>> begin SOURCE DATA

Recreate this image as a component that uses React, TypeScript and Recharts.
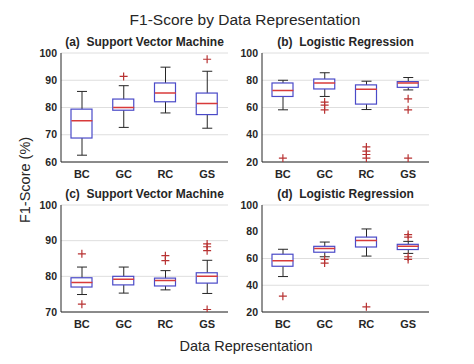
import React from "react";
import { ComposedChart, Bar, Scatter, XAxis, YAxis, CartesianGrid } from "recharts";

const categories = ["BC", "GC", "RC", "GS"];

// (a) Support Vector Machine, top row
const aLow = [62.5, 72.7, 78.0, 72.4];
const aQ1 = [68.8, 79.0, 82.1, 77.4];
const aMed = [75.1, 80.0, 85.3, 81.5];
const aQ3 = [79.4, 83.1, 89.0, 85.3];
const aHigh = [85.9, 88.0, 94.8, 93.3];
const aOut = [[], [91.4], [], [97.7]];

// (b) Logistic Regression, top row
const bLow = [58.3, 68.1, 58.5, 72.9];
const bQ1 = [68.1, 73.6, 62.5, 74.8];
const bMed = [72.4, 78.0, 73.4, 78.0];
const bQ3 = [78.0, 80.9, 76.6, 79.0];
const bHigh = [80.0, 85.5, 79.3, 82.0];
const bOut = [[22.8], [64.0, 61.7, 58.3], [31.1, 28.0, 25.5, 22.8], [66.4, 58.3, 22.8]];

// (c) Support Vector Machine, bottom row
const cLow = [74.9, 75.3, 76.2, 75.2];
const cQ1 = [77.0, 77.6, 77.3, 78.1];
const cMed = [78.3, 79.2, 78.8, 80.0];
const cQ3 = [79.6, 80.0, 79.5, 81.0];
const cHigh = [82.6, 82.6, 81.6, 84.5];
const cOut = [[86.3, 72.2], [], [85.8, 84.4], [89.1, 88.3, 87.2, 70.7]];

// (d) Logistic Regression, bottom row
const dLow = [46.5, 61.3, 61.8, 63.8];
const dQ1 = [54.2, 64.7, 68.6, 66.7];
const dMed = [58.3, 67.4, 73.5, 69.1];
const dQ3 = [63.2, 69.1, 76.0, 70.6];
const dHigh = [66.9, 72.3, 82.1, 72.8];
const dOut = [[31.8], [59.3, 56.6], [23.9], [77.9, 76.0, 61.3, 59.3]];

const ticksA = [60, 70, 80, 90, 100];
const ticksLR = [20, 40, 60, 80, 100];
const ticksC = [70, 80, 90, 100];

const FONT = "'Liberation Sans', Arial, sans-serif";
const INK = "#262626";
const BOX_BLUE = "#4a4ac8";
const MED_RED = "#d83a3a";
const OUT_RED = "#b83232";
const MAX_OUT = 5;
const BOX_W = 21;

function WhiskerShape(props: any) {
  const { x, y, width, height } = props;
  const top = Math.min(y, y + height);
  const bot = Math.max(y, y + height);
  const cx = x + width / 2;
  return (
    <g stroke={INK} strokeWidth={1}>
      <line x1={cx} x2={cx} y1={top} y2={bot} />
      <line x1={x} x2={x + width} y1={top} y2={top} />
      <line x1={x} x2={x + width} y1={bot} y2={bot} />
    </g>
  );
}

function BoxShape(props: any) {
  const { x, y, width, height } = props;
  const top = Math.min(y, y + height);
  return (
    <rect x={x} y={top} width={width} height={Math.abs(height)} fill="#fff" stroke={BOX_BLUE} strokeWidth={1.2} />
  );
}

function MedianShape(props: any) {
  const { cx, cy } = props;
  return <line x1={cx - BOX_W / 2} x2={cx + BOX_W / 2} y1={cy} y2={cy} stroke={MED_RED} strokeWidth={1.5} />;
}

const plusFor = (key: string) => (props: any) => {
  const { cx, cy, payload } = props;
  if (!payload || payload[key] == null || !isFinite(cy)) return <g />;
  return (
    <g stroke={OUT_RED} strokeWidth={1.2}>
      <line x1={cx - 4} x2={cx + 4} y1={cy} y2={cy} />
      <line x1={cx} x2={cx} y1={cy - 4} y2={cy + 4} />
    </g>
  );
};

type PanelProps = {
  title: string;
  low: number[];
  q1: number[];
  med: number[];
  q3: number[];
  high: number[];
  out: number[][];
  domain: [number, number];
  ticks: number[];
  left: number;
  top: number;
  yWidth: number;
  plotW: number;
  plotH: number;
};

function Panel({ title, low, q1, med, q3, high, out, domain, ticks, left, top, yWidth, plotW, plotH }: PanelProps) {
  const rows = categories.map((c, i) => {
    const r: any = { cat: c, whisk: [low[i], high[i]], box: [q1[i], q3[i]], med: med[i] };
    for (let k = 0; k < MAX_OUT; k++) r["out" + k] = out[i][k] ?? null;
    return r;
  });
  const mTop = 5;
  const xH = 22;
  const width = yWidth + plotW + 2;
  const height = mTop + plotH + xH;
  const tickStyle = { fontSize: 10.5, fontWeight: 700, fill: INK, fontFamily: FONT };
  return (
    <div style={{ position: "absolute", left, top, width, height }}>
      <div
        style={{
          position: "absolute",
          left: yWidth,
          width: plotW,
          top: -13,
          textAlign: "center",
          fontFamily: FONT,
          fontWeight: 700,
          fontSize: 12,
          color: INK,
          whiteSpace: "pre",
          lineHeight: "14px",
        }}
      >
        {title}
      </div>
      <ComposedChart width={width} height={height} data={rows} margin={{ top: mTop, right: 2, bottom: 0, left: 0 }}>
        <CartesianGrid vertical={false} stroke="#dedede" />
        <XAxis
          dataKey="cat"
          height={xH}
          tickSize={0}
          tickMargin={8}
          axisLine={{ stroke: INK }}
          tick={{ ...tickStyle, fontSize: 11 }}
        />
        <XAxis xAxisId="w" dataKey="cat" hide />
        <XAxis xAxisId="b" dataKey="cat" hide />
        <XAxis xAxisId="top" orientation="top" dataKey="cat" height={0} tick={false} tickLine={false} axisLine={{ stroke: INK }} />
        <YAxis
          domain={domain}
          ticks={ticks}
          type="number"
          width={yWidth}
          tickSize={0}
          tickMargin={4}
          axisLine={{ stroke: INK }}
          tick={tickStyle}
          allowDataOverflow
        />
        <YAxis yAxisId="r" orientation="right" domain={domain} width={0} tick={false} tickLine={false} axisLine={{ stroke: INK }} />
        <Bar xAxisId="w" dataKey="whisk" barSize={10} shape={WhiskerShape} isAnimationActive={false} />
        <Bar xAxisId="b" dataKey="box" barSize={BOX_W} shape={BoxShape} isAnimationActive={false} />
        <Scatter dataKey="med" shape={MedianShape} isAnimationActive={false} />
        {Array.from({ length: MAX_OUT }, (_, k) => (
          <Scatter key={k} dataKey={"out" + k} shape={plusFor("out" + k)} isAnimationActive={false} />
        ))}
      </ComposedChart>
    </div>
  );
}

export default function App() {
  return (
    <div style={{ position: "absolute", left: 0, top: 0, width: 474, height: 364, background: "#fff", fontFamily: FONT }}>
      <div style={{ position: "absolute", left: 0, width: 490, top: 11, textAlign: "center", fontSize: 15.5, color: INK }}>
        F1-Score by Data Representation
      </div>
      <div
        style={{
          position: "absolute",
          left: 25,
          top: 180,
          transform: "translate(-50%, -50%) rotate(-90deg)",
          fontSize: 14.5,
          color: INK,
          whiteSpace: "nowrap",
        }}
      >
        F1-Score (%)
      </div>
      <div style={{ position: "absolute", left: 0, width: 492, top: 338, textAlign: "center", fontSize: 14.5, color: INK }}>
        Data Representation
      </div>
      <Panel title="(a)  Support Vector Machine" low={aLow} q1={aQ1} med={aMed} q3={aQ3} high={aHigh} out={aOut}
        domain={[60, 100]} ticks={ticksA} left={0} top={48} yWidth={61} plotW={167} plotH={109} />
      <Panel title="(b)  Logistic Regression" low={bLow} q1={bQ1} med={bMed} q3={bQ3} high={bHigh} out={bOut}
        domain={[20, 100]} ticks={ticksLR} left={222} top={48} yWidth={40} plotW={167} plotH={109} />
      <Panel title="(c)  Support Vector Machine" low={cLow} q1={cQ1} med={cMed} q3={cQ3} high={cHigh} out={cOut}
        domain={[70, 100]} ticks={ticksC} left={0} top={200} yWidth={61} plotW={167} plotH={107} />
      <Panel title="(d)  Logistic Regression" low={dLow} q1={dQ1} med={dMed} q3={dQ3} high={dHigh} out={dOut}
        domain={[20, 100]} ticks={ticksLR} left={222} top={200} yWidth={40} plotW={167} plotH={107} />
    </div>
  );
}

>> end SOURCE DATA

- **TASK DESCRIPTION**
Write out the lines from the start of the material to the line with "const ticksC = [70, 80, 90, 100];", inclusive and exactly. Skip the pictures.

- **SOLUTION FOR THIS PROBLEM**
Recreate this image as a component that uses React, TypeScript and Recharts.
import React from "react";
import { ComposedChart, Bar, Scatter, XAxis, YAxis, CartesianGrid } from "recharts";

const categories = ["BC", "GC", "RC", "GS"];

// (a) Support Vector Machine, top row
const aLow = [62.5, 72.7, 78.0, 72.4];
const aQ1 = [68.8, 79.0, 82.1, 77.4];
const aMed = [75.1, 80.0, 85.3, 81.5];
const aQ3 = [79.4, 83.1, 89.0, 85.3];
const aHigh = [85.9, 88.0, 94.8, 93.3];
const aOut = [[], [91.4], [], [97.7]];

// (b) Logistic Regression, top row
const bLow = [58.3, 68.1, 58.5, 72.9];
const bQ1 = [68.1, 73.6, 62.5, 74.8];
const bMed = [72.4, 78.0, 73.4, 78.0];
const bQ3 = [78.0, 80.9, 76.6, 79.0];
const bHigh = [80.0, 85.5, 79.3, 82.0];
const bOut = [[22.8], [64.0, 61.7, 58.3], [31.1, 28.0, 25.5, 22.8], [66.4, 58.3, 22.8]];

// (c) Support Vector Machine, bottom row
const cLow = [74.9, 75.3, 76.2, 75.2];
const cQ1 = [77.0, 77.6, 77.3, 78.1];
const cMed = [78.3, 79.2, 78.8, 80.0];
const cQ3 = [79.6, 80.0, 79.5, 81.0];
const cHigh = [82.6, 82.6, 81.6, 84.5];
const cOut = [[86.3, 72.2], [], [85.8, 84.4], [89.1, 88.3, 87.2, 70.7]];

// (d) Logistic Regression, bottom row
const dLow = [46.5, 61.3, 61.8, 63.8];
const dQ1 = [54.2, 64.7, 68.6, 66.7];
const dMed = [58.3, 67.4, 73.5, 69.1];
const dQ3 = [63.2, 69.1, 76.0, 70.6];
const dHigh = [66.9, 72.3, 82.1, 72.8];
const dOut = [[31.8], [59.3, 56.6], [23.9], [77.9, 76.0, 61.3, 59.3]];

const ticksA = [60, 70, 80, 90, 100];
const ticksLR = [20, 40, 60, 80, 100];
const ticksC = [70, 80, 90, 100];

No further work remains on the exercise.